### WHAT IS EXPECTED
Leave out the pictures and retype only the lines from the opening line to the line that holds "(banjir-m) at (204,216)", both ends included.
══════════════════════════════
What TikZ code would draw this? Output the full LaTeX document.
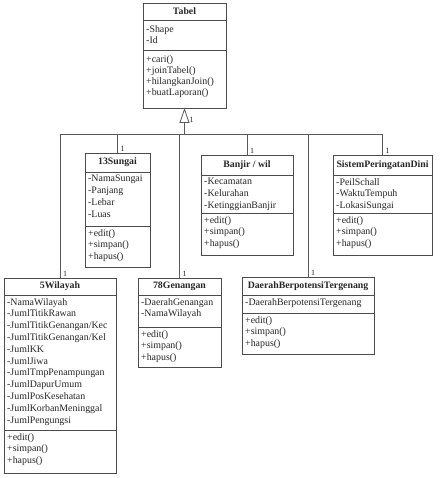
\documentclass[tikz,border=0pt]{standalone}
\usepackage{fontspec}
\setmainfont{Liberation Serif}
\usetikzlibrary{arrows.meta}
\newcommand\umlclass[9]{%
  \node[box, anchor=north west, minimum width={#3-#2}, minimum height={#7-#4}] (#1) at (#2,#4) {};
  \draw[sep] (#2,#5) -- (#3,#5);
  \draw[sep] (#2,#6) -- (#3,#6);
  \node[ttl] (#1-title) at ({(#2+#3)/2},{(#4+#5)/2}) {#8};
  \node[txt] (#1-attr) at (#2+3,#5+3) {#9};
}
\begin{document}
\begin{tikzpicture}[x=1pt,y=-1pt,
  box/.style={draw=black!70, line width=0.8pt, inner sep=0pt, outer sep=0pt, fill=white},
  sep/.style={draw=black!70, line width=0.8pt},
  link/.style={draw=black!65, line width=0.8pt},
  ttl/.style={font=\fontsize{9.8}{12}\selectfont\bfseries, text=black!85, inner sep=0pt},
  txt/.style={font=\fontsize{9.9}{11.8}\selectfont, text=black!85, align=left, inner sep=0pt, anchor=north west},
  txtt/.style={txt, font=\fontsize{9.9}{11}\selectfont},
  mult/.style={font=\fontsize{8}{9}\selectfont, text=black!85, inner sep=0pt}]
\useasboundingbox[fill=white] (0,0) rectangle (442,478);

% Tabel
\umlclass{tabel}{143}{226}{3}{20}{50}{108}{Tabel}{}
\node[txtt] (tabel-a) at (146,25) {-Shape\\-Id};
\node[txtt] (tabel-m) at (146,55) {+cari()\\+joinTabel()\\+hilangkanJoin()\\+buatLaporan()};

% classes
\umlclass{sungai}{85}{150}{153}{172}{226}{267}{13Sungai}{-NamaSungai\\-Panjang\\-Lebar\\-Luas}
\node[txt] (sungai-m) at (88,229) {+edit()\\+simpan()\\+hapus()};

\umlclass{banjir}{201}{293}{155}{175}{213}{255}{Banjir / wil}{-Kecamatan\\-Kelurahan\\-KetinggianBanjir}
\node[txt] (banjir-m) at (204,216) {+edit()\\+simpan()\\+hapus()};

\umlclass{sistem}{333}{432}{155}{175}{213}{255}{SistemPeringatanDini}{-PeilSchall\\-WaktuTempuh\\-LokasiSungai}
\node[txt] (sistem-m) at (336,216) {+edit()\\+simpan()\\+hapus()};

\umlclass{wil}{4}{116}{278}{295}{430}{473}{5Wilayah}{-NamaWilayah\\-JumlTitikRawan\\-JumlTitikGenangan/Kec\\-JumlTitikGenangan/Kel\\-JumlKK\\-JumlJiwa\\-JumlTmpPenampungan\\-JumlDapurUmum\\-JumlPosKesehatan\\-JumlKorbanMeninggal\\-JumlPengungsi}
\node[txt] (wil-m) at (7,433) {+edit()\\+simpan()\\+hapus()};

\umlclass{gen}{138}{221}{278}{295}{327}{367}{78Genangan}{-DaerahGenangan\\-NamaWilayah}
\node[txt] (gen-m) at (141,330) {+edit()\\+simpan()\\+hapus()};

\umlclass{daerah}{242}{374}{277}{295}{313}{354}{DaerahBerpotensiTergenang}{-DaerahBerpotensiTergenang}
\node[txt] (daerah-m) at (245,316) {+edit()\\+simpan()\\+hapus()};

% connectors
\coordinate (bus) at (0,134);
\draw[link] (wil.north |- bus) -- (sistem.north |- bus);
\draw[link, -{Triangle[open, length=15pt, width=10pt]}] (tabel.south |- bus) -- (tabel.south);
\foreach \c in {wil,sungai,gen,banjir,daerah,sistem}{
  \draw[link] (\c.north |- bus) -- (\c.north);
  \node[mult, anchor=south west] (m-\c) at ([xshift=3pt,yshift=1.5pt]\c.north) {1};
}
\node[mult, anchor=west] (m-tabel) at ([xshift=5pt,yshift=-12pt]tabel.south) {1};
\end{tikzpicture}
\end{document}
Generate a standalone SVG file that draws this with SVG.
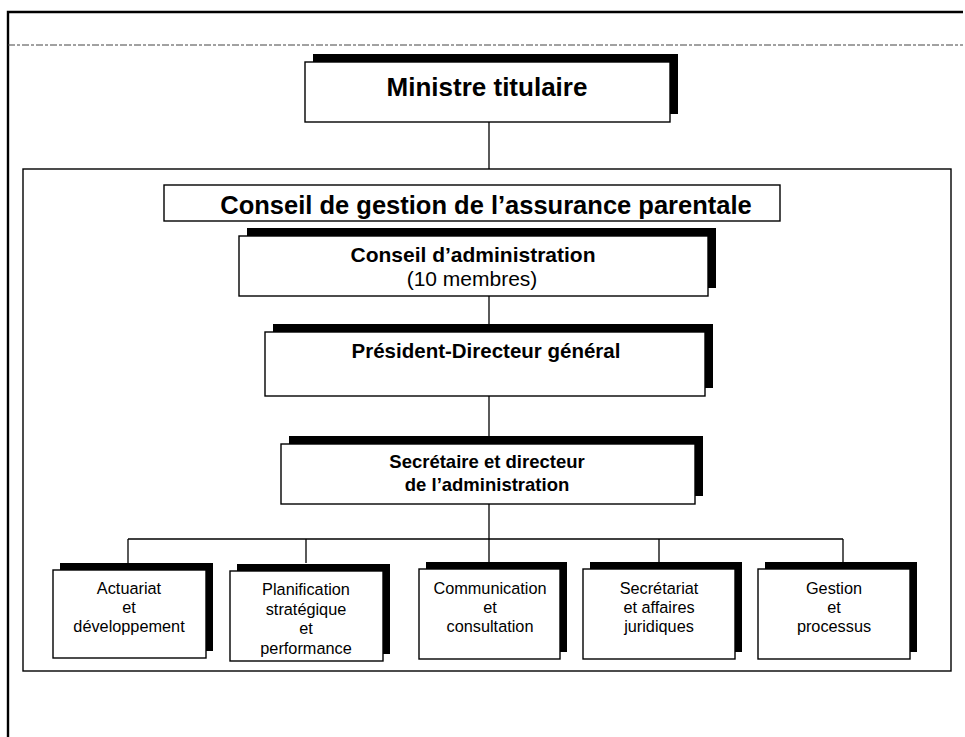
<svg xmlns="http://www.w3.org/2000/svg" width="965" height="737" viewBox="0 0 965 737">
<style>
  .box { fill: #fff; stroke: #000; stroke-width: 1.4; }
  .shadow { fill: #000; }
  .frame { fill: none; stroke: #000; stroke-width: 1.4; }
  .conn { fill: none; stroke: #000; stroke-width: 1.3; }
  text { font-family: "Liberation Sans", Arial, sans-serif; fill: #000; text-anchor: middle; }
  .b { font-weight: bold; }
  .small { font-size: 16.3px; }
</style>
<rect x="0" y="0" width="965" height="737" fill="#fff"/>
<!-- page border -->
<path d="M8,737 V12 H963" fill="none" stroke="#000" stroke-width="2.4"/>
<line x1="8" y1="45" x2="963" y2="45" stroke="#444" stroke-width="1" stroke-dasharray="7 2 3 2"/>
<!-- large frame -->
<rect class="frame" x="23" y="169" width="928" height="502"/>

<g id="connectors">
  <line class="conn" x1="489" y1="122" x2="489" y2="169"/>
  <line class="conn" x1="489" y1="296" x2="489" y2="332"/>
  <line class="conn" x1="489" y1="396" x2="489" y2="444"/>
  <line class="conn" x1="489" y1="504" x2="489" y2="569"/>
  <line class="conn" x1="128" y1="539" x2="843" y2="539"/>
  <line class="conn" x1="128" y1="539" x2="128" y2="563"/>
  <line class="conn" x1="306" y1="539" x2="306" y2="563"/>
  <line class="conn" x1="659" y1="539" x2="659" y2="562"/>
  <line class="conn" x1="843" y1="539" x2="843" y2="562"/>
</g>

<g id="ministre">
  <rect class="shadow" x="313" y="54" width="365" height="60"/>
  <rect class="box" x="305" y="62" width="365" height="60"/>
  <text class="b" x="487" y="96" font-size="26">Ministre titulaire</text>
</g>

<g id="conseil-gestion">
  <rect class="box" x="164" y="185" width="616" height="36"/>
  <text class="b" x="486" y="214" font-size="25.5">Conseil de gestion de l’assurance parentale</text>
</g>

<g id="conseil-admin">
  <rect class="shadow" x="247" y="228" width="469" height="60"/>
  <rect class="box" x="239" y="236" width="469" height="60"/>
  <text class="b" x="473" y="262" font-size="21">Conseil d’administration</text>
  <text x="472" y="286" font-size="21">(10 membres)</text>
</g>

<g id="president">
  <rect class="shadow" x="273" y="324" width="440" height="64"/>
  <rect class="box" x="265" y="332" width="440" height="64"/>
  <text class="b" x="486" y="358" font-size="20.5">Président-Directeur général</text>
</g>

<g id="secretaire">
  <rect class="shadow" x="289" y="436" width="414" height="60"/>
  <rect class="box" x="281" y="444" width="414" height="60"/>
  <text class="b" x="487" y="468" font-size="18.5">Secrétaire et directeur</text>
  <text class="b" x="487" y="491" font-size="18.5">de l’administration</text>
</g>

<g id="actuariat">
  <rect class="shadow" x="60" y="563" width="153" height="88"/>
  <rect class="box" x="53" y="570" width="153" height="88"/>
  <text class="small" x="129" y="594">Actuariat</text>
  <text class="small" x="129" y="613">et</text>
  <text class="small" x="129" y="632">développement</text>
</g>

<g id="planification">
  <rect class="shadow" x="237" y="564" width="153" height="90"/>
  <rect class="box" x="230" y="571" width="153" height="90"/>
  <text class="small" x="306" y="595">Planification</text>
  <text class="small" x="306" y="614.5">stratégique</text>
  <text class="small" x="306" y="634">et</text>
  <text class="small" x="306" y="653.5">performance</text>
</g>

<g id="communication">
  <rect class="shadow" x="426" y="562" width="141" height="90"/>
  <rect class="box" x="419" y="569" width="141" height="90"/>
  <text class="small" x="490" y="594">Communication</text>
  <text class="small" x="490" y="613">et</text>
  <text class="small" x="490" y="632">consultation</text>
</g>

<g id="secretariat">
  <rect class="shadow" x="590" y="562" width="152" height="90"/>
  <rect class="box" x="583" y="569" width="152" height="90"/>
  <text class="small" x="659" y="594">Secrétariat</text>
  <text class="small" x="659" y="613">et affaires</text>
  <text class="small" x="659" y="632">juridiques</text>
</g>

<g id="gestion">
  <rect class="shadow" x="765" y="562" width="152" height="90"/>
  <rect class="box" x="758" y="569" width="152" height="90"/>
  <text class="small" x="834" y="594">Gestion</text>
  <text class="small" x="834" y="613">et</text>
  <text class="small" x="834" y="632">processus</text>
</g>
</svg>
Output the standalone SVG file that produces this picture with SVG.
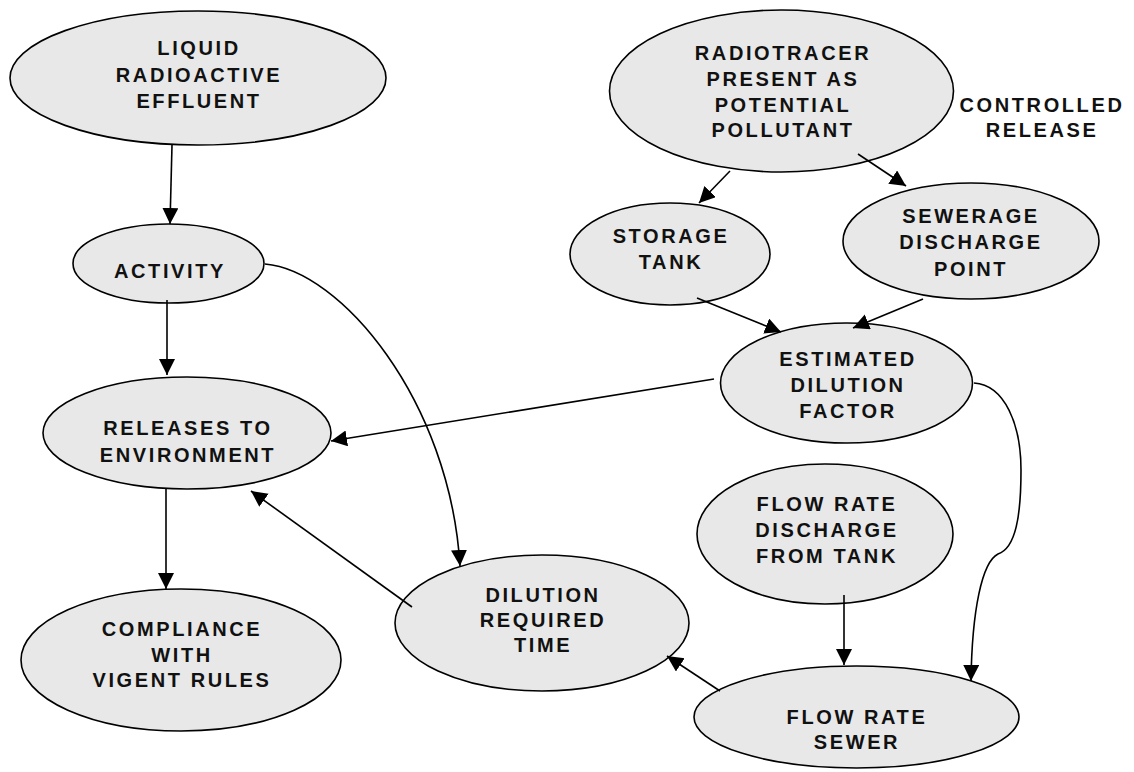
<svg xmlns="http://www.w3.org/2000/svg" width="1134" height="772" viewBox="0 0 1134 772">
<style>
.n{fill:#e8e8e8;stroke:#000;stroke-width:1.6}
.t{font-family:"Liberation Sans",Arial,sans-serif;font-weight:bold;font-size:20px;letter-spacing:2.6px;text-anchor:middle;fill:#111}
.c{fill:none;stroke:#000;stroke-width:1.6}
</style>
<defs>
<marker id="a" markerUnits="userSpaceOnUse" markerWidth="17" markerHeight="17" refX="16" refY="8" orient="auto">
<path d="M0,0 L16,8 L0,16 z" fill="#000"/>
</marker>
</defs>
<rect width="1134" height="772" fill="#fff"/>
<g id="liquid"><ellipse class="n" cx="198" cy="78" rx="188" ry="67"/>
<text class="t" x="199" y="55">LIQUID</text><text class="t" x="199" y="82">RADIOACTIVE</text><text class="t" x="199" y="108">EFFLUENT</text></g>
<g id="radiotracer"><ellipse class="n" cx="781.5" cy="91" rx="172" ry="81"/>
<text class="t" x="783" y="60">RADIOTRACER</text><text class="t" x="783" y="86">PRESENT AS</text><text class="t" x="783" y="112">POTENTIAL</text><text class="t" x="783" y="137">POLLUTANT</text></g>
<g id="controlled"><text class="t" x="1042" y="112">CONTROLLED</text><text class="t" x="1042" y="137">RELEASE</text></g>
<g id="storage"><ellipse class="n" cx="670" cy="254" rx="100" ry="51"/>
<text class="t" x="671" y="243">STORAGE</text><text class="t" x="671" y="269">TANK</text></g>
<g id="sewerage"><ellipse class="n" cx="971" cy="241" rx="128" ry="58"/>
<text class="t" x="971" y="223">SEWERAGE</text><text class="t" x="971" y="249">DISCHARGE</text><text class="t" x="971" y="276">POINT</text></g>
<g id="estimated"><ellipse class="n" cx="846.5" cy="383" rx="126" ry="60"/>
<text class="t" x="848" y="366">ESTIMATED</text><text class="t" x="848" y="392">DILUTION</text><text class="t" x="848" y="418">FACTOR</text></g>
<g id="activity"><ellipse class="n" cx="168.5" cy="263.5" rx="95.5" ry="39.5"/>
<text class="t" x="170" y="278">ACTIVITY</text></g>
<g id="releases"><ellipse class="n" cx="187" cy="433" rx="144" ry="56"/>
<text class="t" x="188" y="435">RELEASES TO</text><text class="t" x="188" y="462">ENVIRONMENT</text></g>
<g id="compliance"><ellipse class="n" cx="181" cy="660" rx="160" ry="71"/>
<text class="t" x="182" y="636">COMPLIANCE</text><text class="t" x="182" y="662">WITH</text><text class="t" x="182" y="687">VIGENT RULES</text></g>
<g id="dilution"><ellipse class="n" cx="542" cy="623" rx="147" ry="68"/>
<text class="t" x="543" y="602">DILUTION</text><text class="t" x="543" y="627">REQUIRED</text><text class="t" x="543" y="652">TIME</text></g>
<g id="flowdischarge"><ellipse class="n" cx="825" cy="534" rx="128" ry="70"/>
<text class="t" x="827" y="511">FLOW RATE</text><text class="t" x="827" y="537">DISCHARGE</text><text class="t" x="827" y="563">FROM TANK</text></g>
<g id="flowsewer"><ellipse class="n" cx="856.5" cy="717" rx="162.5" ry="51"/>
<text class="t" x="857" y="724">FLOW RATE</text><text class="t" x="857" y="749">SEWER</text></g>
<g id="connectors">
<path class="c" marker-end="url(#a)" d="M172,145 L170,224"/>
<path class="c" marker-end="url(#a)" d="M167,300 L167,375"/>
<path class="c" marker-end="url(#a)" d="M166,489 L166,589"/>
<path class="c" marker-end="url(#a)" d="M265,264 C340,270 450,400 460,566"/>
<path class="c" marker-end="url(#a)" d="M714,379 L331,441"/>
<path class="c" marker-end="url(#a)" d="M412,607 L251,491"/>
<path class="c" marker-end="url(#a)" d="M730,171 L699,203"/>
<path class="c" marker-end="url(#a)" d="M858,154 L906,186"/>
<path class="c" marker-end="url(#a)" d="M697,298 L781,332"/>
<path class="c" marker-end="url(#a)" d="M923,299 L853,328"/>
<path class="c" marker-end="url(#a)" d="M974,383 C1005,385 1021,425 1021,470 C1021,515 1016,548 998,554 C982,562 972,610 971,681"/>
<path class="c" marker-end="url(#a)" d="M844,595 L844,665"/>
<path class="c" marker-end="url(#a)" d="M720,691 L667,656"/>
</g>
</svg>
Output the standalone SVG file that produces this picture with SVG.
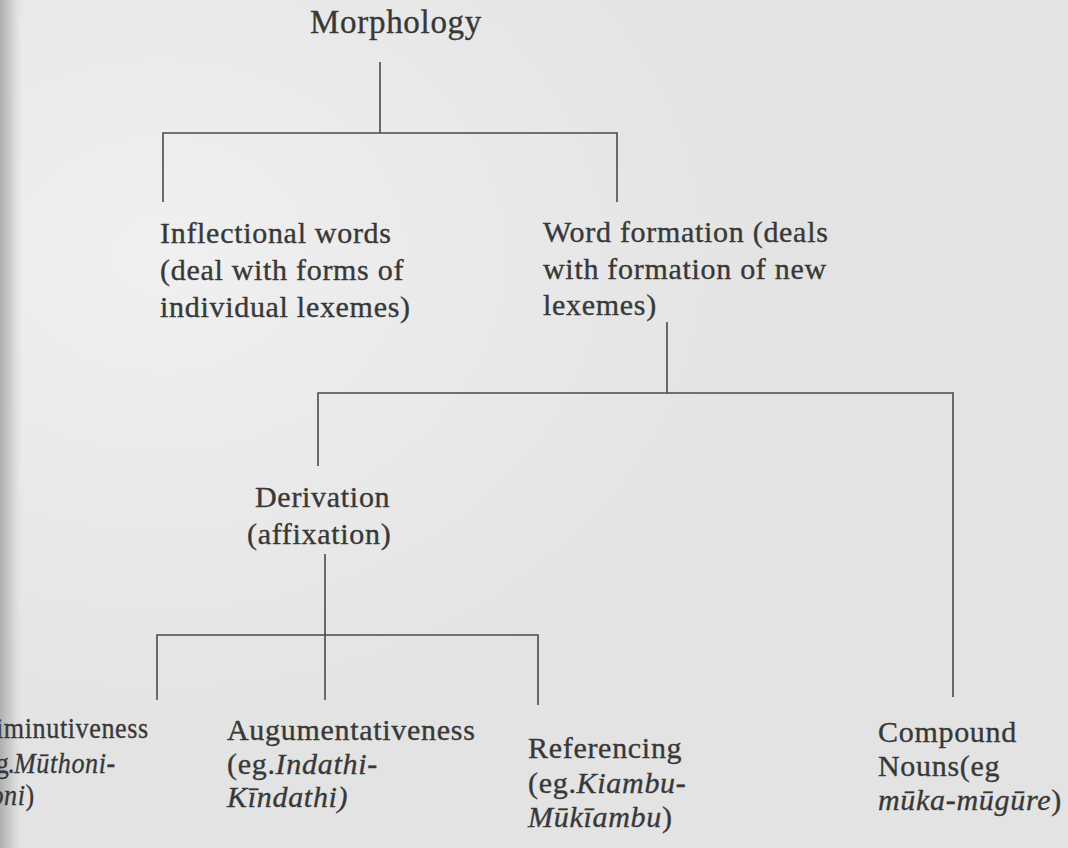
══════════════════════════════
### SOLUTION FOR THIS TASK
What TikZ code would draw this? Output the full LaTeX document.
\documentclass[tikz,border=0pt]{standalone}
\usepackage{fontspec}
\setmainfont{Liberation Serif}
\usetikzlibrary{arrows.meta}
\newcommand\umlclass[9]{%
  \node[box, anchor=north west, minimum width={#3-#2}, minimum height={#7-#4}] (#1) at (#2,#4) {};
  \draw[sep] (#2,#5) -- (#3,#5);
  \draw[sep] (#2,#6) -- (#3,#6);
  \node[ttl] (#1-title) at ({(#2+#3)/2},{(#4+#5)/2}) {#8};
  \node[txt] (#1-attr) at (#2+3,#5+3) {#9};
}
\begin{document}
\begin{tikzpicture}[x=1pt,y=-1pt,
  box/.style={draw=black!70, line width=0.8pt, inner sep=0pt, outer sep=0pt, fill=white},
  sep/.style={draw=black!70, line width=0.8pt},
  link/.style={draw=black!65, line width=0.8pt},
  ttl/.style={font=\fontsize{9.8}{12}\selectfont\bfseries, text=black!85, inner sep=0pt},
  txt/.style={font=\fontsize{9.9}{11.8}\selectfont, text=black!85, align=left, inner sep=0pt, anchor=north west},
  txtt/.style={txt, font=\fontsize{9.9}{11}\selectfont},
  mult/.style={font=\fontsize{8}{9}\selectfont, text=black!85, inner sep=0pt}]
\useasboundingbox[fill=white] (0,0) rectangle (442,478);

% Tabel
\umlclass{tabel}{143}{226}{3}{20}{50}{108}{Tabel}{}
\node[txtt] (tabel-a) at (146,25) {-Shape\\-Id};
\node[txtt] (tabel-m) at (146,55) {+cari()\\+joinTabel()\\+hilangkanJoin()\\+buatLaporan()};

% classes
\umlclass{sungai}{85}{150}{153}{172}{226}{267}{13Sungai}{-NamaSungai\\-Panjang\\-Lebar\\-Luas}
\node[txt] (sungai-m) at (88,229) {+edit()\\+simpan()\\+hapus()};

\umlclass{banjir}{201}{293}{155}{175}{213}{255}{Banjir / wil}{-Kecamatan\\-Kelurahan\\-KetinggianBanjir}
\node[txt] (banjir-m) at (204,216) {+edit()\\+simpan()\\+hapus()};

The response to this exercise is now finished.